The first slaughtered whale (the corpse made by Stubb) hangs alongside the Pequod, meat-hooked in economical pieces for some 20 chapters before its spermacetti oil is collected and the unusable parts are dropped to the briny dark. The second sperm whale they kill appears in Ch. 81 when all three mates give chase to an old and maimed bull:
As strange misgrown masses gather in the knot-holes of the noblest oaks when prostrate, so from the points which the whale's eyes had once occupied, now protruded blind bulbs, horribly pitiable to see. But pity there was none.

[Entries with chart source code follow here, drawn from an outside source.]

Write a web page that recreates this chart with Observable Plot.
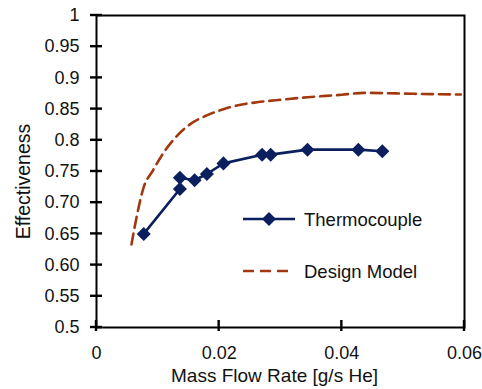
<!DOCTYPE html>
<html>
<head>
<meta charset="utf-8">
<script src="https://cdn.jsdelivr.net/npm/d3@7"></script>
<script src="https://cdn.jsdelivr.net/npm/@observablehq/plot@0.6"></script>
<style>
  html, body { margin: 0; padding: 0; background: #fff; }
  #chart { position: relative; width: 482px; height: 389px; }
</style>
</head>
<body>
<div id="chart"></div>
<script>
// Thermocouple measurements
const tcFlow = [0.0077, 0.0136, 0.0136, 0.0160, 0.0180, 0.0207, 0.0270, 0.0284, 0.0344, 0.0427, 0.0466];
const tcEff  = [0.650, 0.740, 0.722, 0.736, 0.746, 0.763, 0.777, 0.777, 0.785, 0.785, 0.7825];
const tcOrder = [0, 2, 1, 3, 4, 5, 6, 7, 8, 9, 10];

// Design model curve
const dmFlow = [0.0057, 0.0066, 0.0077, 0.0091, 0.0110, 0.0132, 0.0153, 0.0180, 0.0208, 0.0235, 0.0262, 0.0300, 0.0344, 0.0400, 0.0436, 0.0518, 0.0594];
const dmEff  = [0.633, 0.680, 0.725, 0.750, 0.781, 0.808, 0.826, 0.840, 0.850, 0.857, 0.861, 0.865, 0.869, 0.873, 0.876, 0.8745, 0.8734];

// Ticks
const xTicks = [0, 0.02, 0.04, 0.06];
const xTickLabels = ["0", "0.02", "0.04", "0.06"];
const yTicks = [0.5, 0.55, 0.6, 0.65, 0.7, 0.75, 0.8, 0.85, 0.9, 0.95, 1];
const yTickLabels = ["0.5", "0.55", "0.60", "0.65", "0.70", "0.75", "0.8", "0.85", "0.9", "0.95", "1"];

const seriesNames = ["Thermocouple", "Design Model"];
const xTitle = "Mass Flow Rate [g/s He]";
const yTitle = "Effectiveness";

const navy = "#0b1f5e";
const brown = "#a2380f";

const tc = tcOrder.map(i => ({x: tcFlow[i], y: tcEff[i]}));
const dm = dmFlow.map((x, i) => ({x, y: dmEff[i]}));

const diamond = {
  draw(ctx, size) {
    const r = Math.sqrt(size / 2);
    ctx.moveTo(0, -r); ctx.lineTo(r, 0); ctx.lineTo(0, r); ctx.lineTo(-r, 0); ctx.closePath();
  }
};

const font = "'Liberation Sans', Arial, sans-serif";

const plot = Plot.plot({
  width: 482,
  height: 389,
  marginLeft: 96,
  marginRight: 18,
  marginTop: 15,
  marginBottom: 62,
  style: {fontFamily: font, fontSize: "18px", color: "#111", background: "#fff"},
  x: {domain: [0, 0.06]},
  y: {domain: [0.5, 1]},
  marks: [
    Plot.axisX({ticks: xTicks, tickFormat: d => xTickLabels[xTicks.indexOf(d)], tickSize: 0, tickPadding: 19, label: null, fontSize: 18}),
    Plot.axisY({ticks: yTicks, tickFormat: d => yTickLabels[yTicks.indexOf(d)], tickSize: 0, tickPadding: 17, label: null, fontSize: 18}),
    Plot.line(dm, {x: "x", y: "y", stroke: brown, strokeWidth: 2.6, strokeDasharray: "11,6", curve: "monotone-x"}),
    Plot.line(tc, {x: "x", y: "y", stroke: navy, strokeWidth: 2.6}),
    Plot.dot(tc, {x: "x", y: "y", symbol: diamond, r: 5.6, fill: navy, stroke: "none"}),
    Plot.frame({stroke: "black", strokeWidth: 2}),
    Plot.text([xTitle], {frameAnchor: "bottom", lineAnchor: "middle", textAnchor: "middle", text: d => d, dy: 48, dx: -6, fontSize: 19, fill: "#111"}),
    Plot.text([yTitle], {frameAnchor: "left", lineAnchor: "middle", textAnchor: "middle", text: d => d, rotate: -90, dx: -73, dy: 10, fontSize: 19.5, fill: "#111"})
  ]
});

document.getElementById("chart").appendChild(plot);

const svg = d3.select(plot);
const xs = plot.scale("x"), ys = plot.scale("y");
const x0 = xs.apply(0), y0 = ys.apply(0.5);

// Crossing tick marks, placed through Plot's own scales
const tg = svg.append("g").attr("stroke", "black").attr("stroke-width", 2.4);
tg.selectAll("line.xt").data(xTicks).join("line").attr("class", "xt")
  .attr("x1", d => xs.apply(d)).attr("x2", d => xs.apply(d))
  .attr("y1", y0 - 7).attr("y2", y0 + 4);
tg.selectAll("line.yt").data(yTicks).join("line").attr("class", "yt")
  .attr("y1", d => ys.apply(d)).attr("y2", d => ys.apply(d))
  .attr("x1", x0 - 6).attr("x2", x0 + 6);

// Legend (inside the plot area)
const lg = svg.append("g").attr("font-family", font).attr("font-size", 18.5).attr("fill", "#111").attr("text-anchor", "start");
const rowY = [219, 271];
lg.append("line").attr("x1", 243).attr("x2", 295).attr("y1", rowY[0]).attr("y2", rowY[0]).attr("stroke", navy).attr("stroke-width", 2.6);
lg.append("path").attr("d", "M269,212L276,219L269,226L262,219Z").attr("fill", navy);
lg.append("line").attr("x1", 243).attr("x2", 291).attr("y1", rowY[1]).attr("y2", rowY[1]).attr("stroke", brown).attr("stroke-width", 2.6).attr("stroke-dasharray", "11,6");
lg.selectAll("text.lbl").data(seriesNames).join("text").attr("class", "lbl")
  .attr("x", 304).attr("y", (d, i) => rowY[i] + 7).attr("text-anchor", "start").text(d => d);
</script>
</body>
</html>
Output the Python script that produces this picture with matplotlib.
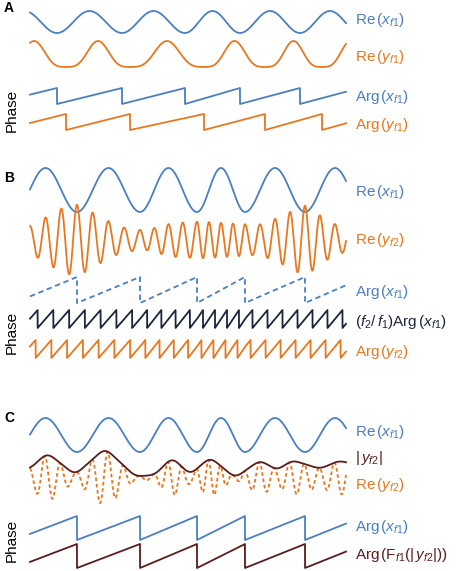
import numpy as np
import matplotlib
matplotlib.use("Agg")
import matplotlib.pyplot as plt

plt.rcParams['font.family'] = ['Liberation Sans', 'DejaVu Sans']
plt.rcParams['mathtext.fontset'] = 'custom'
plt.rcParams['mathtext.rm'] = 'Liberation Sans'
plt.rcParams['mathtext.it'] = 'Liberation Sans:italic'

BLUE = '#4a7fc1'
ORANGE = '#e8781f'
NAVY = '#1c2540'
BROWN = '#5a1c1c'

X0, X1 = 30, 346
# Phase-jump positions (px) of each periodic signal
jumps_A_x = [57, 122, 185, 240, 300]
jumps_A_y = [66, 130, 204, 265, 322]
jumps_B_x = [77, 140, 197, 245, 305]
jumps_C_x = [77, 140, 197, 245, 305]
ratio_B = 4.0
# Amplitude envelopes (px positions, relative amplitude)
envB_pos = [30, 45, 60, 77, 95, 120, 145, 170, 200, 230, 260, 290, 305, 325, 346]
envB_amp = [0.35, 0.6, 0.85, 1.0, 0.7, 0.35, 0.25, 0.45, 0.5, 0.45, 0.4, 0.75, 1.0, 0.55, 0.3]
envC_pos = [30, 47, 75, 105, 135, 155, 172, 190, 210, 235, 260, 277, 292, 320, 340, 346]
envC_amp = [0.3, 0.85, 0.1, 1.0, 0.05, 0.1, 0.7, 0.1, 0.7, 0.0, 0.6, 0.25, 0.6, 0.3, 0.6, 0.5]

x = np.linspace(X0, X1, 4000)
PX = len(x) / (X1 - X0)

def unwrapped(jumps):
    j = np.asarray(jumps, float)
    ph = np.pi + 2 * np.pi * np.arange(len(j))
    p = np.interp(x, j, ph)
    s0 = 2 * np.pi / (j[1] - j[0]); s1 = 2 * np.pi / (j[-1] - j[-2])
    p = np.where(x < j[0], ph[0] + (x - j[0]) * s0, p)
    p = np.where(x > j[-1], ph[-1] + (x - j[-1]) * s1, p)
    return p

def wrap(p):
    return (p + np.pi) % (2 * np.pi) - np.pi

def smooth_env(pos, amp, wpx):
    e = np.interp(x, pos, amp)
    w = int(wpx * PX)
    k = np.hanning(w); k /= k.sum()
    ep = np.pad(e, w, mode='edge')
    return np.convolve(ep, k, mode='same')[w:-w]

fig = plt.figure(figsize=(4.74, 5.71), dpi=100)
ax = fig.add_axes([0, 0, 1, 1])
ax.set_xlim(0, 474); ax.set_ylim(571, 0); ax.axis('off')
lw = 1.3

def lab(y, s, c, fs=11):
    ax.text(355, y, s, color=c, fontsize=fs, va='center', ha='left')

# ---- Panel A
pAx = unwrapped(jumps_A_x); pAy = unwrapped(jumps_A_y)
ax.plot(x, 22 - 11 * np.cos(pAx), color=BLUE, lw=lw)
ax.plot(x, 57 - 13 * np.cos(pAy) - 3 * np.cos(2 * pAy), color=ORANGE, lw=lw)
ax.plot(x, 96 - 8 * wrap(pAx) / np.pi, color=BLUE, lw=lw)
ax.plot(x, 122 - 8 * wrap(pAy) / np.pi, color=ORANGE, lw=lw)
ax.text(4, 8, 'A', fontsize=10, fontweight='bold', va='center')
ax.text(12, 110, 'Phase', rotation=90, fontsize=11, va='center', ha='center')
lab(20, r'Re$\,(x_{f1})$', BLUE); lab(57, r'Re$\,(y_{f1})$', ORANGE)
lab(97, r'Arg$\,(x_{f1})$', BLUE); lab(125, r'Arg$\,(y_{f1})$', ORANGE)

# ---- Panel B
pBx = unwrapped(jumps_B_x)
envB = smooth_env(envB_pos, envB_amp, 25)
ax.plot(x, 190 - 22 * np.cos(pBx), color=BLUE, lw=lw)
ax.plot(x, 240 - 37 * envB * np.cos(ratio_B * pBx), color=ORANGE, lw=lw)
ax.plot(x, 290 - 13 * wrap(pBx) / np.pi, color=BLUE, lw=lw, ls=(0, (3, 2)))
ax.plot(x, 319 - 9 * wrap(ratio_B * pBx) / np.pi, color=NAVY, lw=lw)
ax.plot(x, 349 - 9 * wrap(ratio_B * pBx + 0.8) / np.pi, color=ORANGE, lw=lw)
ax.text(4, 178, 'B', fontsize=10, fontweight='bold', va='center')
ax.text(12, 332, 'Phase', rotation=90, fontsize=11, va='center', ha='center')
lab(192, r'Re$\,(x_{f1})$', BLUE); lab(240, r'Re$\,(y_{f2})$', ORANGE)
lab(292, r'Arg$\,(x_{f1})$', BLUE)
lab(322, r'$(f_2/\,f_1)$Arg$\,(x_{f1})$', NAVY)
lab(352, r'Arg$\,(y_{f2})$', ORANGE)

# ---- Panel C
pCx = unwrapped(jumps_C_x)
envC = smooth_env(envC_pos, envC_amp, 22)
ax.plot(x, 435 - 17 * np.cos(pCx), color=BLUE, lw=lw)
ax.plot(x, 478 - 30 * envC * np.cos(ratio_B * pCx + 0.3), color=ORANGE, lw=lw, ls=(0, (2, 1.5)))
ax.plot(x, 478 - 30 * envC, color=BROWN, lw=lw)
ax.plot(x, 528 - 12 * wrap(pCx) / np.pi, color=BLUE, lw=lw)
ax.plot(x, 556 - 12 * wrap(pCx) / np.pi, color=BROWN, lw=lw)
ax.text(4, 418, 'C', fontsize=10, fontweight='bold', va='center')
ax.text(12, 540, 'Phase', rotation=90, fontsize=11, va='center', ha='center')
lab(432, r'Re$\,(x_{f1})$', BLUE); lab(458, r'$|\,y_{f2}|$', BROWN)
lab(485, r'Re$\,(y_{f2})$', ORANGE); lab(527, r'Arg$\,(x_{f1})$', BLUE)
lab(555, r'Arg$\,($F$_{f1}(|\,y_{f2}|))$', BROWN)

fig.savefig('out.png', dpi=100)
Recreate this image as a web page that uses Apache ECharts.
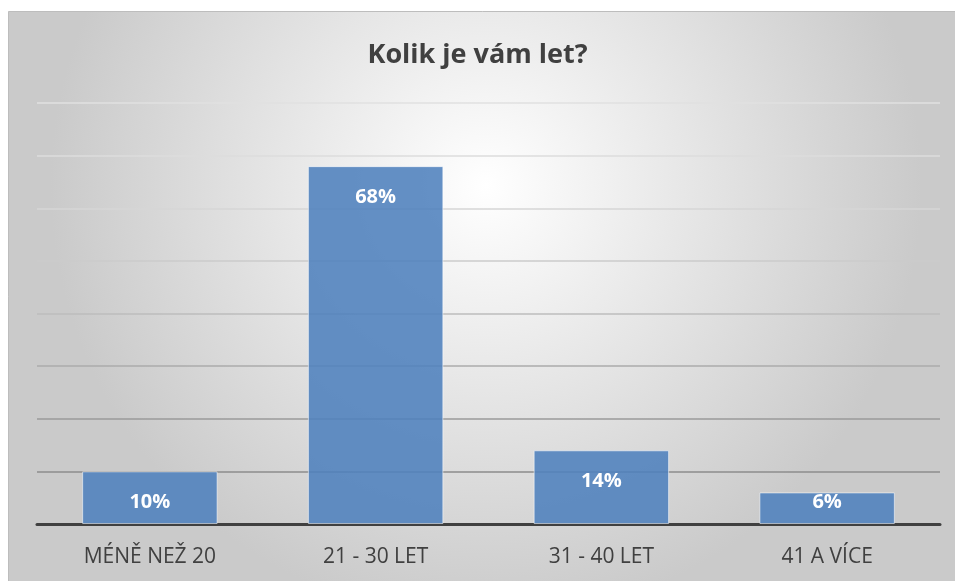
<!DOCTYPE html>
<html>
<head>
<meta charset="UTF-8">
<title>Kolik je vám let?</title>
<script type="text/javascript" src="https://cdn.jsdelivr.net/npm/echarts@6/dist/echarts.min.js"></script>
<style>
  html, body { margin: 0; padding: 0; background: #ffffff; }
</style>
</head>
<body>
<div id="main" style="width: 955px; height: 581px"></div>

<script type="text/javascript">
	var categories = ['MÉNĚ NEŽ 20', '21 - 30 LET', '31 - 40 LET', '41 A VÍCE'];
	var percents = [10, 68, 14, 6];
	var yTicks = [0, 10, 20, 30, 40, 50, 60, 70, 80];

	var mychart = echarts.init(document.getElementById('main'));

	// short bars get the label pulled up against the top edge
	var barData = percents.map(function (v) {
		if (v < 8) {
			return { value: v, label: { distance: 0 } };
		}
		return v;
	});

	var option = {
		animation: false,
		textStyle: { fontFamily: 'Open Sans' },
		graphic: [{
			type: 'rect',
			z: -10,
			shape: { x: 8.5, y: 11.5, width: 955, height: 580 },
			style: {
				fill: {
					type: 'radial', x: 0.5, y: 0.3, r: 0.75,
					colorStops: [
						{ offset: 0, color: '#ffffff' },
						{ offset: 1, color: '#cacaca' }
					]
				},
				stroke: '#bdbdbd',
				lineWidth: 1
			}
		}],
		title: {
			text: 'Kolik je vám let?',
			left: 'center',
			top: 37,
			textStyle: { fontSize: 27, fontWeight: 'bold', color: '#404040', fontFamily: 'Open Sans' }
		},
		grid: { left: 37, right: 15, top: 103, bottom: 57 },
		xAxis: {
			type: 'category',
			data: categories,
			axisLine: { lineStyle: { color: '#404040', width: 3 } },
			axisTick: { show: false },
			axisLabel: { fontSize: 21, color: '#404040', margin: 23, fontFamily: 'Open Sans' }
		},
		yAxis: {
			type: 'value',
			min: yTicks[0],
			max: yTicks[yTicks.length - 1],
			interval: 10,
			axisLabel: { show: false },
			axisLine: { show: false },
			axisTick: { show: false },
			splitLine: {
				lineStyle: {
					width: 1.5,
					color: ['#808080', '#8c8c8c', '#9a9a9a', '#ababab', '#bdbdbd', '#cbcbcb', '#d6d6d6', '#dcdcdc', '#e0e0e0']
				}
			}
		},
		series: [{
			type: 'bar',
			data: barData,
			barWidth: '60%',
			itemStyle: {
				color: 'rgba(79, 129, 189, 0.88)',
				borderColor: 'rgba(255, 255, 255, 0.55)',
				borderWidth: 1
			},
			label: {
				show: true,
				position: 'insideTop',
				distance: 21,
				formatter: '{c}%',
				color: '#ffffff',
				fontSize: 20,
				fontWeight: 'bold',
				fontFamily: 'Open Sans'
			}
		}]
	};

	mychart.setOption(option);
</script>
</body>
</html>
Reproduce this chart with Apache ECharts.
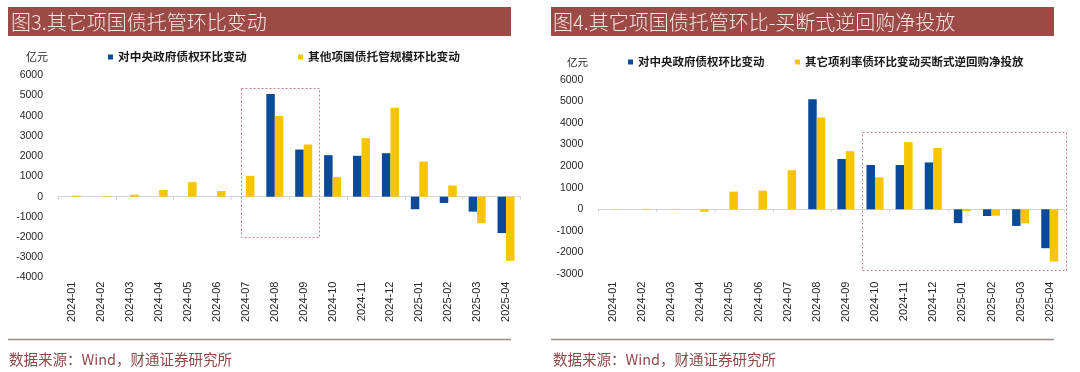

For all his old age, and his one arm, and his blind eyes, he must die the death and be murdered, in order to light the gay bridals and other merry-makings of men, and also to illuminate the solemn churches that preach unconditional inoffensiveness by all to all.
Just as the whales of Melville's era had to die to provide the goods he outlines (both literally and sarcastically), our hands are no cleaner in attaining the easy life of first world comforts most of us enjoy. Of course we know that. But learning about where the metals needed to make the chips in our cell phones and smart devices originate or the stories of the slave children assembling our MacBooks overseas deserve more than the occasional buried news item or wringing of hands by a guilt-stricken First Worlder. They need to be stated loudly, perhaps even in exaggerated tones, set to music, given a close-up. Specificity and witness....

...I feel like I've lost my thread. Well, while I am not necessarily laughing along to Death Hilarious in Cormac and Melville, I am entertained by the fireworks of the language. I find it rare and powerful and even beautiful. And it's a convincing argument--at least while caught in the boiling waters of the sentences themselves--against Romanticism. I wonder who will write as forcefully about the horrors we continue to render on ourselves and on the rest of the world today.